First, let's look at the equation: $y^{\prime \prime}-2y = 0$.

1. **Finding the Order:** The "order" of a differential equation is like finding the "biggest" derivative in it. In our equation, the highest derivative we see is $y^{\prime \prime}$ (that's the second derivative of y). Since it's the second derivative, the order of this equation is **2**.

2. **Checking for Linearity:** For an equation to be "linear," a few things need to be true:
* The 'y' and its derivatives ($y'$, $y''$) can only be to the power of 1 (no $y^2$ or $(y')^3$).
* You can't have 'y' and its derivatives multiplied together (no $y \cdot y'$).
* You can't have 'y' or its derivatives inside special functions like $\sin(y)$ or $e^{y'}$.
In our equation, $y^{\prime \prime}$ and $y$ are both just to the power of 1, and they aren't multiplied together, and there are no weird functions. So, yes, it **is linear**.

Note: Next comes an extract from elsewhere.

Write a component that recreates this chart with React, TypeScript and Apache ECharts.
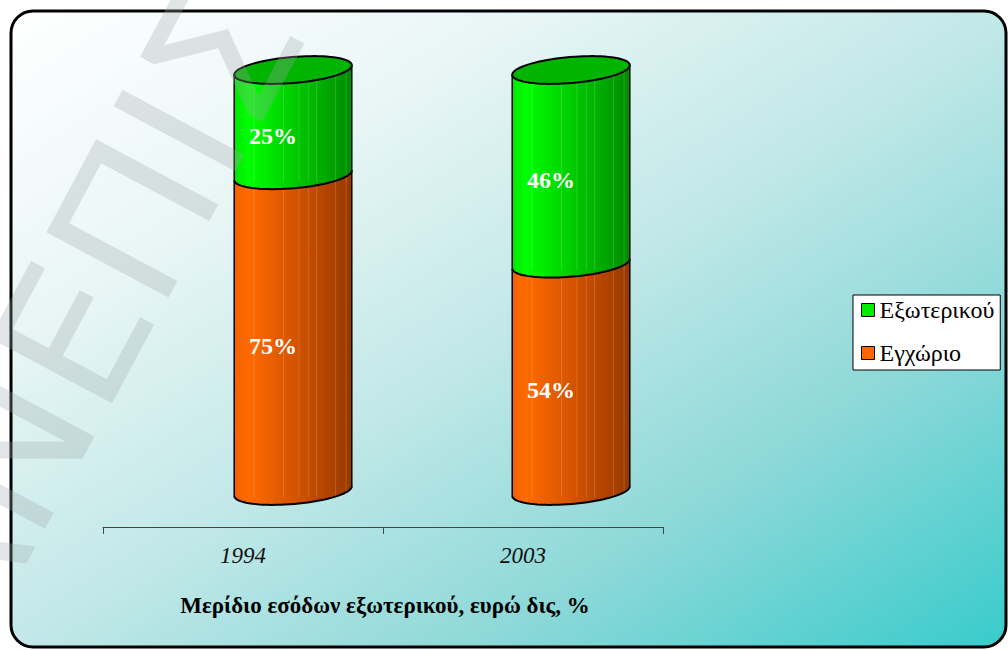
import React, { useEffect, useRef } from "react";
import * as echarts from "echarts";

const categories = ["1994", "2003"];
const foreignShare = [25, 46]; // Εξωτερικού
const domesticShare = [75, 54]; // Εγχώριο
const seriesNames = ["Εξωτερικού", "Εγχώριο"];
const chartTitle = "Μερίδιο εσόδων εξωτερικού, ευρώ δις, %";
const watermark = "ΠΑΝΕΠΙΣΤΗΜΙΟ";

const SERIF = "'Liberation Serif', 'Times New Roman', serif";

function makeRender(isTop: boolean, stops: any[], capColor: string) {
  return (params: any, api: any) => {
    const idx = api.value(0);
    const s = api.value(1);
    const e = api.value(2);
    const [cx, yb] = api.coord([idx, s]);
    const [, yt] = api.coord([idx, e]);
    const rx = 59;
    const ry = 13;
    const phi = 0.085;
    const pt = (cy: number, t: number) => [
      cx + rx * Math.cos(t) * Math.cos(phi) + ry * Math.sin(t) * Math.sin(phi),
      cy - rx * Math.cos(t) * Math.sin(phi) + ry * Math.sin(t) * Math.cos(phi),
    ];
    const N = 40;
    const upperTop: number[][] = [];
    for (let i = 0; i <= N; i++) upperTop.push(pt(yt, Math.PI + (Math.PI * i) / N));
    const lowerBot: number[][] = [];
    for (let i = 0; i <= N; i++) lowerBot.push(pt(yb, (Math.PI * i) / N));
    const body = upperTop.concat(lowerBot);
    const children: any[] = [];
    children.push({
      type: "polygon",
      shape: { points: body },
      style: { fill: new echarts.graphic.LinearGradient(0, 0, 1, 0, stops), stroke: "none" },
    });
    const facets = [0.17, 0.42, 0.55, 0.63, 0.7, 0.86, 0.95];
    facets.forEach((f) => {
      const x = cx - rx + 2 * rx * f;
      children.push({
        type: "line",
        shape: { x1: x, y1: yt + 2, x2: x, y2: yb + 6 },
        style: { stroke: "rgba(255,255,255,0.16)", lineWidth: 1 },
      });
    });
    const lt = pt(yt, Math.PI);
    const lb = pt(yb, Math.PI);
    const rt = pt(yt, 0);
    const rb = pt(yb, 0);
    children.push({
      type: "polyline",
      shape: { points: [lt, lb] },
      style: { stroke: "#000", lineWidth: 1.5, fill: "none" },
    });
    children.push({
      type: "polyline",
      shape: { points: [rt, rb] },
      style: { stroke: "#000", lineWidth: 1.5, fill: "none" },
    });
    children.push({
      type: "polyline",
      shape: { points: lowerBot },
      style: { stroke: "#000", lineWidth: 2, fill: "none" },
    });
    if (isTop) {
      const cap: number[][] = [];
      for (let i = 0; i < 2 * N; i++) cap.push(pt(yt, (2 * Math.PI * i) / (2 * N)));
      children.push({
        type: "polygon",
        shape: { points: cap },
        style: { fill: capColor, stroke: "#000", lineWidth: 2 },
      });
    }
    children.push({
      type: "text",
      x: cx - 20,
      y: (yt + yb) / 2 + 13,
      style: {
        text: Math.round(e - s) + "%",
        fill: "#ffffff",
        font: "bold 24px " + SERIF,
        textAlign: "center",
        textVerticalAlign: "middle",
      },
    });
    return { type: "group", children };
  };
}

export default function App() {
  const ref = useRef<HTMLDivElement>(null);
  useEffect(() => {
    if (!ref.current) return;
    const chart = echarts.init(ref.current, null, { renderer: "svg" });
    const domesticData = categories.map((_, i) => [i, 0, domesticShare[i]]);
    const foreignData = categories.map((_, i) => [
      i,
      domesticShare[i],
      domesticShare[i] + foreignShare[i],
    ]);
    const orangeStops = [
      { offset: 0, color: "#f26200" },
      { offset: 0.12, color: "#ff6a00" },
      { offset: 0.5, color: "#d65400" },
      { offset: 1, color: "#973800" },
    ];
    const greenStops = [
      { offset: 0, color: "#00e600" },
      { offset: 0.12, color: "#00ff00" },
      { offset: 0.5, color: "#00cc00" },
      { offset: 1, color: "#008c00" },
    ];
    chart.setOption({
      animation: false,
      backgroundColor: "#ffffff",
      graphic: [
        {
          type: "rect",
          z: -10,
          silent: true,
          shape: { x: 11, y: 11, width: 995, height: 636, r: 22 },
          style: {
            fill: new echarts.graphic.LinearGradient(
              11,
              11,
              588,
              914,
              [
                { offset: 0, color: "#ffffff" },
                { offset: 0.25, color: "#eaf6f6" },
                { offset: 0.5, color: "#c2e8e8" },
                { offset: 0.74, color: "#8cd8d8" },
                { offset: 1, color: "#38cbcb" },
              ],
              true
            ),
            stroke: "#000000",
            lineWidth: 3,
          },
        },
        {
          type: "text",
          z: 10,
          x: 385,
          y: 605,
          style: {
            text: chartTitle,
            font: "bold 23px " + SERIF,
            fill: "#000000",
            textAlign: "center",
            textVerticalAlign: "middle",
          },
        },
        {
          type: "text",
          z: 100,
          silent: true,
          x: -150,
          y: 755,
          rotation: 1.08,
          style: {
            text: watermark,
            font: "190px 'DejaVu Sans', sans-serif",
            fill: "rgba(160,168,168,0.3)",
            textAlign: "left",
            textVerticalAlign: "middle",
          },
        },
      ],
      legend: {
        orient: "vertical",
        left: 853,
        top: 295,
        icon: "rect",
        itemWidth: 13,
        itemHeight: 13,
        itemGap: 19,
        padding: [3, 6, 5, 8],
        backgroundColor: "#ffffff",
        borderColor: "#000000",
        borderWidth: 1,
        borderRadius: 0,
        textStyle: { fontFamily: SERIF, fontSize: 24, color: "#000000" },
        data: [
          { name: seriesNames[0], itemStyle: { color: "#00ee00", borderColor: "#000", borderWidth: 1 } },
          { name: seriesNames[1], itemStyle: { color: "#ff6600", borderColor: "#000", borderWidth: 1 } },
        ],
      },
      grid: [
        { left: 103, right: 345, top: 70, bottom: 123 },
        { left: 154, right: 298, top: 70, bottom: 159 },
      ],
      xAxis: [
        {
          type: "category",
          gridIndex: 0,
          data: categories,
          boundaryGap: true,
          axisLine: { show: true, lineStyle: { color: "#444444", width: 1 } },
          axisTick: { show: true, length: 7, lineStyle: { color: "#444444" } },
          axisLabel: {
            margin: 17,
            fontFamily: SERIF,
            fontStyle: "italic",
            fontSize: 23,
            color: "#111111",
          },
        },
        {
          type: "category",
          gridIndex: 1,
          data: categories,
          show: false,
        },
      ],
      yAxis: [
        { type: "value", gridIndex: 0, show: false, min: 0, max: 100 },
        { type: "value", gridIndex: 1, show: false, min: 0, max: 100 },
      ],
      series: [
        {
          name: seriesNames[1],
          type: "custom",
          xAxisIndex: 1,
          yAxisIndex: 1,
          itemStyle: { color: "#ff6600" },
          renderItem: makeRender(false, orangeStops, "#c04c00"),
          data: domesticData,
          z: 2,
        },
        {
          name: seriesNames[0],
          type: "custom",
          xAxisIndex: 1,
          yAxisIndex: 1,
          itemStyle: { color: "#00ee00" },
          renderItem: makeRender(true, greenStops, "#00b400"),
          data: foreignData,
          z: 3,
        },
      ],
    });
    return () => chart.dispose();
  }, []);
  return (
    <div
      ref={ref}
      style={{ position: "fixed", left: 0, top: 0, width: 1008, height: 650 }}
    />
  );
}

3. **Checking for Homogeneity:** If a linear differential equation is "homogeneous," it means that every single term in the equation has 'y' or one of its derivatives in it. If there's a term that's just a number or a function of 'x' (like an outside force), it's "non-homogeneous."
Our equation is $y^{\prime \prime}-2y = 0$. Both $y^{\prime \prime}$ and $-2y$ contain 'y' or its derivative. And it's all set equal to zero. So, yes, it **is homogeneous**.

4. **Finding the Characteristic Equation:** This is a special step we do for *linear, homogeneous* differential equations that have *constant coefficients* (meaning the numbers in front of $y''$, $y'$, and $y$ are just regular numbers, not functions of 'x').
For $y^{\prime \prime}-2y = 0$:
* We pretend $y^{\prime \prime}$ becomes $r^2$.
* If there were a $y'$ term (like $3y'$), it would become $3r$. (But we don't have one here, so it's like $0 \cdot r$).
* And $y$ just becomes a constant, like $1$.
So, $y^{\prime \prime}-2y = 0$ turns into $1 \cdot r^2 - 2 \cdot 1 = 0$.
This simplifies to $r^2 - 2 = 0$. This is the **characteristic equation**.